▶ GOAL
Word for word, quote all of the material, omitting the pictures.

▶ DATASET SECTION
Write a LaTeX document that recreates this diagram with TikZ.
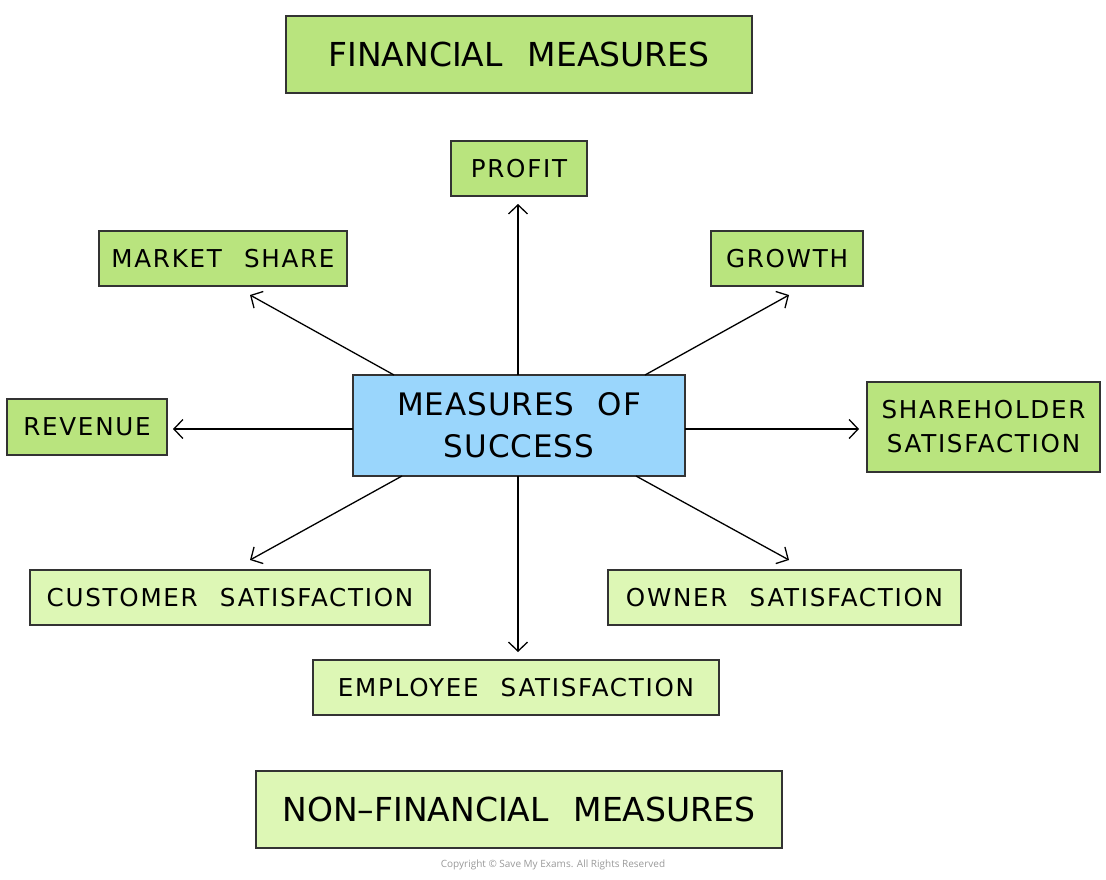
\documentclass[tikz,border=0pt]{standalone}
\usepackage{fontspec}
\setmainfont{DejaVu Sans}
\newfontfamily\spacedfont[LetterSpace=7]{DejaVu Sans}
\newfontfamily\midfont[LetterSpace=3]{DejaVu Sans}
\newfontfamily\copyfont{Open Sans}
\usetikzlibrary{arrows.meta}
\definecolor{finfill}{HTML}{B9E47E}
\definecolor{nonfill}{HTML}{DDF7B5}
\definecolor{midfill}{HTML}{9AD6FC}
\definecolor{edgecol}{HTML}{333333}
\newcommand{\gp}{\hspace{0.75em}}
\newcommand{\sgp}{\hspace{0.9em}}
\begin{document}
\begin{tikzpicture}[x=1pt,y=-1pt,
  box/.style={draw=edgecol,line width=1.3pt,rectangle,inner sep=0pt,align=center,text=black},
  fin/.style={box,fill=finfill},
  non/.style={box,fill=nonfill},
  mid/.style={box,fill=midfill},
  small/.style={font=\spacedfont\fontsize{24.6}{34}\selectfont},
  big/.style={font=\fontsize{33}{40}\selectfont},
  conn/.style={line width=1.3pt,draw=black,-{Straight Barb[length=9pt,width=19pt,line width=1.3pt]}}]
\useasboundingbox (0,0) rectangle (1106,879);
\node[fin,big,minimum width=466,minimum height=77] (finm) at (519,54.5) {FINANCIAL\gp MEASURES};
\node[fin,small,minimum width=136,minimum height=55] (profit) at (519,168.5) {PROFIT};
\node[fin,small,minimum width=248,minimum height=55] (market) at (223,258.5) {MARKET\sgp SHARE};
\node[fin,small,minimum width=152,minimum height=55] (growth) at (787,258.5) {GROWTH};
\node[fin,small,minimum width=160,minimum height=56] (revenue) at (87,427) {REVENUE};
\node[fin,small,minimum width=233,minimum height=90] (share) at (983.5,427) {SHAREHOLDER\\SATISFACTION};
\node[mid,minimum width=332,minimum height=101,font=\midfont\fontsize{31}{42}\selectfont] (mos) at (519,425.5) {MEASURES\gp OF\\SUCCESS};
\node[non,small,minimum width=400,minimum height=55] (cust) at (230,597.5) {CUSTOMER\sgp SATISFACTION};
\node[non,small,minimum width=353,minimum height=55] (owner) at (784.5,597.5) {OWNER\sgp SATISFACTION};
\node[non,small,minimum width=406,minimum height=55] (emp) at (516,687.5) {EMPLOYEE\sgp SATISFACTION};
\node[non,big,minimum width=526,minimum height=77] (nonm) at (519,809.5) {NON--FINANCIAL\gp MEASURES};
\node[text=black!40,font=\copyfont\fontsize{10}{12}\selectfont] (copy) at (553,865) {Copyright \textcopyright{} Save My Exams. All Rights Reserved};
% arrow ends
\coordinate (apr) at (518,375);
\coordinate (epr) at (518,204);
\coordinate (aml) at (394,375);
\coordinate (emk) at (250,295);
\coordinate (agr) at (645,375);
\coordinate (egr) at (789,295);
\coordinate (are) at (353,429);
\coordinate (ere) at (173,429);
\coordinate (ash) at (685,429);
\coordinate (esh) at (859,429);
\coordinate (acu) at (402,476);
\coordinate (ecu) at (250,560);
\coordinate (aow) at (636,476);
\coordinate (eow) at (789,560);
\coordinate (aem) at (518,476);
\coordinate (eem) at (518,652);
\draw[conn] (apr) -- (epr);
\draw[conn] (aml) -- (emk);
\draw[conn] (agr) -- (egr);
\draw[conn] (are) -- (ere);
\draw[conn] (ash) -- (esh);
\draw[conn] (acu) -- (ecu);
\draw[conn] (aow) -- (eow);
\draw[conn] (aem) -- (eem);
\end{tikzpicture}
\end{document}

▶ FULL SOLUTION
Write a LaTeX document that recreates this diagram with TikZ.
\documentclass[tikz,border=0pt]{standalone}
\usepackage{fontspec}
\setmainfont{DejaVu Sans}
\newfontfamily\spacedfont[LetterSpace=7]{DejaVu Sans}
\newfontfamily\midfont[LetterSpace=3]{DejaVu Sans}
\newfontfamily\copyfont{Open Sans}
\usetikzlibrary{arrows.meta}
\definecolor{finfill}{HTML}{B9E47E}
\definecolor{nonfill}{HTML}{DDF7B5}
\definecolor{midfill}{HTML}{9AD6FC}
\definecolor{edgecol}{HTML}{333333}
\newcommand{\gp}{\hspace{0.75em}}
\newcommand{\sgp}{\hspace{0.9em}}
\begin{document}
\begin{tikzpicture}[x=1pt,y=-1pt,
  box/.style={draw=edgecol,line width=1.3pt,rectangle,inner sep=0pt,align=center,text=black},
  fin/.style={box,fill=finfill},
  non/.style={box,fill=nonfill},
  mid/.style={box,fill=midfill},
  small/.style={font=\spacedfont\fontsize{24.6}{34}\selectfont},
  big/.style={font=\fontsize{33}{40}\selectfont},
  conn/.style={line width=1.3pt,draw=black,-{Straight Barb[length=9pt,width=19pt,line width=1.3pt]}}]
\useasboundingbox (0,0) rectangle (1106,879);
\node[fin,big,minimum width=466,minimum height=77] (finm) at (519,54.5) {FINANCIAL\gp MEASURES};
\node[fin,small,minimum width=136,minimum height=55] (profit) at (519,168.5) {PROFIT};
\node[fin,small,minimum width=248,minimum height=55] (market) at (223,258.5) {MARKET\sgp SHARE};
\node[fin,small,minimum width=152,minimum height=55] (growth) at (787,258.5) {GROWTH};
\node[fin,small,minimum width=160,minimum height=56] (revenue) at (87,427) {REVENUE};
\node[fin,small,minimum width=233,minimum height=90] (share) at (983.5,427) {SHAREHOLDER\\SATISFACTION};
\node[mid,minimum width=332,minimum height=101,font=\midfont\fontsize{31}{42}\selectfont] (mos) at (519,425.5) {MEASURES\gp OF\\SUCCESS};
\node[non,small,minimum width=400,minimum height=55] (cust) at (230,597.5) {CUSTOMER\sgp SATISFACTION};
\node[non,small,minimum width=353,minimum height=55] (owner) at (784.5,597.5) {OWNER\sgp SATISFACTION};
\node[non,small,minimum width=406,minimum height=55] (emp) at (516,687.5) {EMPLOYEE\sgp SATISFACTION};
\node[non,big,minimum width=526,minimum height=77] (nonm) at (519,809.5) {NON--FINANCIAL\gp MEASURES};
\node[text=black!40,font=\copyfont\fontsize{10}{12}\selectfont] (copy) at (553,865) {Copyright \textcopyright{} Save My Exams. All Rights Reserved};
% arrow ends
\coordinate (apr) at (518,375);
\coordinate (epr) at (518,204);
\coordinate (aml) at (394,375);
\coordinate (emk) at (250,295);
\coordinate (agr) at (645,375);
\coordinate (egr) at (789,295);
\coordinate (are) at (353,429);
\coordinate (ere) at (173,429);
\coordinate (ash) at (685,429);
\coordinate (esh) at (859,429);
\coordinate (acu) at (402,476);
\coordinate (ecu) at (250,560);
\coordinate (aow) at (636,476);
\coordinate (eow) at (789,560);
\coordinate (aem) at (518,476);
\coordinate (eem) at (518,652);
\draw[conn] (apr) -- (epr);
\draw[conn] (aml) -- (emk);
\draw[conn] (agr) -- (egr);
\draw[conn] (are) -- (ere);
\draw[conn] (ash) -- (esh);
\draw[conn] (acu) -- (ecu);
\draw[conn] (aow) -- (eow);
\draw[conn] (aem) -- (eem);
\end{tikzpicture}
\end{document}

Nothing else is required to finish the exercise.